Social news aggregators are nothing new, but many of them have social features that leave a lot to be desired. Digg and reddit, for instance, use a voting system as the main social element in deciding top news stories, and include comments and user pages to round things out. While this is a successful model, there are other news aggregators out there that embrace more innovative uses of the social web to enhance your news gathering experience. Here are three social news aggregators we think you’ll love.
Pinyadda
Pinyadda allows users a fluid and customizable way of finding their news. Users can follow a person, topic, or website, and comment on and share news stories with the Pinyadda community as well as their own social network. As users increase who is following the stories they share, they will earn badges and points, eventually becoming Mavens of a certain topic or Ambassadors of a certain website.

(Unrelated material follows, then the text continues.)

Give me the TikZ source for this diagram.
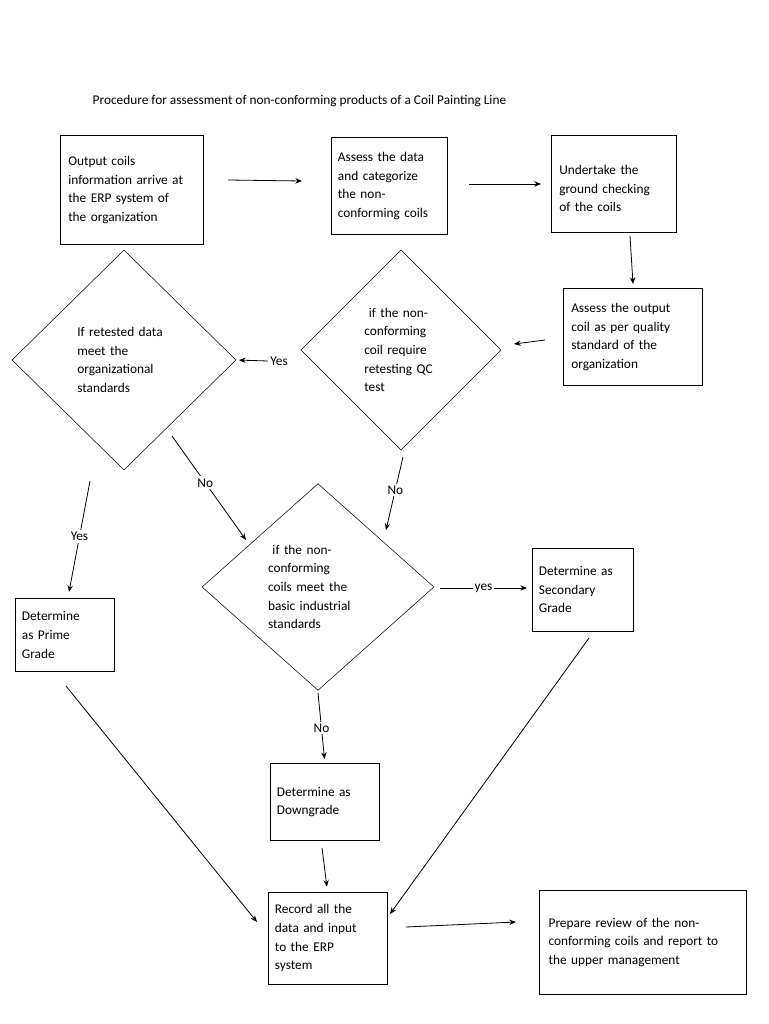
\documentclass[tikz,border=0pt]{standalone}
\usepackage{fontspec}
\setmainfont{Carlito}
\usetikzlibrary{shapes.geometric}
\usetikzlibrary{arrows.meta}
\tikzstyle{stepbox} = [draw, rectangle, anchor=north west, align=left, inner sep=0pt, font=\fontsize{10}{14}\selectfont]
\tikzstyle{decide} = [draw, diamond, align=left, inner sep=0pt, font=\fontsize{10}{14}\selectfont]
\tikzstyle{flow} = [-{Stealth[length=5pt,width=4pt]}, line width=0.6pt]
\tikzstyle{lbl} = [fill=white, inner sep=1.5pt, font=\fontsize{10}{14}\selectfont]

\begin{document}
\begin{tikzpicture}[x=0.75pt, y=-0.75pt]
    \useasboundingbox (0,0) rectangle (768,1024);
    \node[anchor=west, font=\fontsize{10}{14}\selectfont] (title) at (88,101) {Procedure for assessment of non-conforming products of a Coil Painting Line};

    % top row
    \node[stepbox, minimum width=107pt, minimum height=82pt, text width=95pt] (arrive) at (60,135) {Output coils\\information arrive at\\the ERP system of\\the organization};
    \node[stepbox, minimum width=87pt, minimum height=73pt, text width=77pt] (assess) at (331,137) {Assess the data\\and categorize\\the non-\\conforming coils};
    \node[stepbox, minimum width=94pt, minimum height=73pt, text width=82pt] (ground) at (551,135) {\\Undertake the\\ground checking\\of the coils\\[6pt]};
    \node[stepbox, minimum width=104pt, minimum height=73pt, text width=92pt] (quality) at (563,288) {Assess the output\\coil as per quality\\standard of the\\organization};

    % decisions
    \node[decide, minimum width=168pt, minimum height=165pt, text width=70pt] (retest) at (124,360) {If retested data\\meet the\\organizational\\standards};
    \node[decide, minimum width=150pt, minimum height=150pt, text width=55pt] (require) at (401,350) {\ if the non-\\conforming\\coil require\\retesting QC\\test};
    \node[decide, minimum width=174pt, minimum height=155pt, text width=75pt] (basic) at (318,587) {\ if the non-\\conforming\\coils meet the\\basic industrial\\standards};

    % grades
    \node[stepbox, minimum width=74pt, minimum height=55pt, text width=64pt] (prime) at (15,598) {Determine\\as Prime\\Grade};
    \node[stepbox, minimum width=76pt, minimum height=62pt, text width=66pt] (second) at (532,548) {Determine as\\Secondary\\Grade\\[4pt]};
    \node[stepbox, minimum width=82pt, minimum height=58pt, text width=72pt] (down) at (270,763) {Determine as\\Downgrade\\[10pt]};
    \node[stepbox, minimum width=89pt, minimum height=69pt, text width=79pt] (record) at (268,892) {Record all the\\data and input\\to the ERP\\system};
    \node[stepbox, minimum width=155pt, minimum height=78pt, text width=141pt] (report) at (539,890) {Prepare review of the non-\\conforming coils and report to\\the upper management\\[8pt]};

    % loose arrow ends
    \coordinate (arriveout) at (228,180);
    \coordinate (assessin) at (302,181);
    \coordinate (assessout) at (469,184);
    \coordinate (groundin) at (541,184);
    \coordinate (groundout) at (630,236);
    \coordinate (qualityin) at (633,284);
    \coordinate (qualityout) at (545,340);
    \coordinate (requirein) at (514,344);
    \coordinate (requireleft) at (268,361);
    \coordinate (requiredown) at (403,457);
    \coordinate (basictop) at (386,530);
    \coordinate (retestright) at (172,436);
    \coordinate (basicleft) at (246,540);
    \coordinate (retestdown) at (90,481);
    \coordinate (primein) at (69,592);
    \coordinate (basicright) at (440,588);
    \coordinate (secondin) at (527,588);
    \coordinate (basicdown) at (318,693);
    \coordinate (primeout) at (66,686);
    \coordinate (recordleft) at (257,922);
    \coordinate (secondout) at (589,638);
    \coordinate (recordright) at (390,914);
    \coordinate (downout) at (322,848);
    \coordinate (recordout) at (406,927);
    \coordinate (reportin) at (516,922);

    % connectors
    \draw[flow] (arriveout) -- (assessin);
    \draw[flow] (assessout) -- (groundin);
    \draw[flow] (groundout) -- (qualityin);
    \draw[flow] (qualityout) -- (requirein);
    \draw[flow, shorten >=2pt] (requireleft) -- node[lbl, pos=0, anchor=west] {Yes} (retest.east);
    \draw[flow] (requiredown) -- node[lbl, pos=0.45] {No} (basictop);
    \draw[flow] (retestright) -- node[lbl, pos=0.45] {No} (basicleft);
    \draw[flow] (retestdown) -- node[lbl, pos=0.5] {Yes} (primein);
    \draw[flow] (basicright) -- node[lbl] {yes} (secondin);
    \draw[flow, shorten >=3pt] (basicdown) -- node[lbl] {No} (down.north);
    \draw[flow] (primeout) -- (recordleft);
    \draw[flow] (secondout) -- (recordright);
    \draw[flow, shorten >=4pt] (downout) -- (record.north);
    \draw[flow] (recordout) -- (reportin);
\end{tikzpicture}
\end{document}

Pinyadda really highlights the users who are sharing the top news stories. By allowing uesrs to search for and follow people in certain topic areas (like Politics, Celebrities, Social Media), users can customize their news stream while at the same time quickly become part of the community. This is news community building at its best: engaging users in “conversations” with one another based on shared news stories, interests in certain topics and sites, and providing a platform for the most active users to build their audience.
Spotery
Diverging from the “anything goes” model of most social news aggregators, Spotery uses human editors to filter its top news stories. While this may seem antithetical to the direction in which the social web is headed, Spotery does a great job of integrating expert content curating with social news gathering. Visitors to the site can follow the editor-selected news stories, or the live stream of all submitted links.
Social features of Spotery include the ability to add related links to any story, create a profile page with a live stream of your own “spotted” news stories and those spotted by the people you follow, and the ability to follow anyone using a personalized vanity URL. Spotery is still a young aggregator, only just out of its first seven months of beta testing, and it is a promising start.
Newsvine
Anyone interested in journalistic news should check out Newsvine. While this collaborative journalism website might not include the obligatory “cute cat mews at a mouse” and “man gets severely hurt in comical way” social news aggregator fare, it does cover news of all types with a social flair. Newsvine encourages both citizen journalism through giving users the ability to write their own articles, and traditional news sharing through mainstream news websites.
Users are the editorial voice on Newsvine, using their votes and comments to bump stories up to the top page. There is a live feed of all the latest stories submitted to Newsvine, and an active comments section on each story where users can discuss news stories with one another.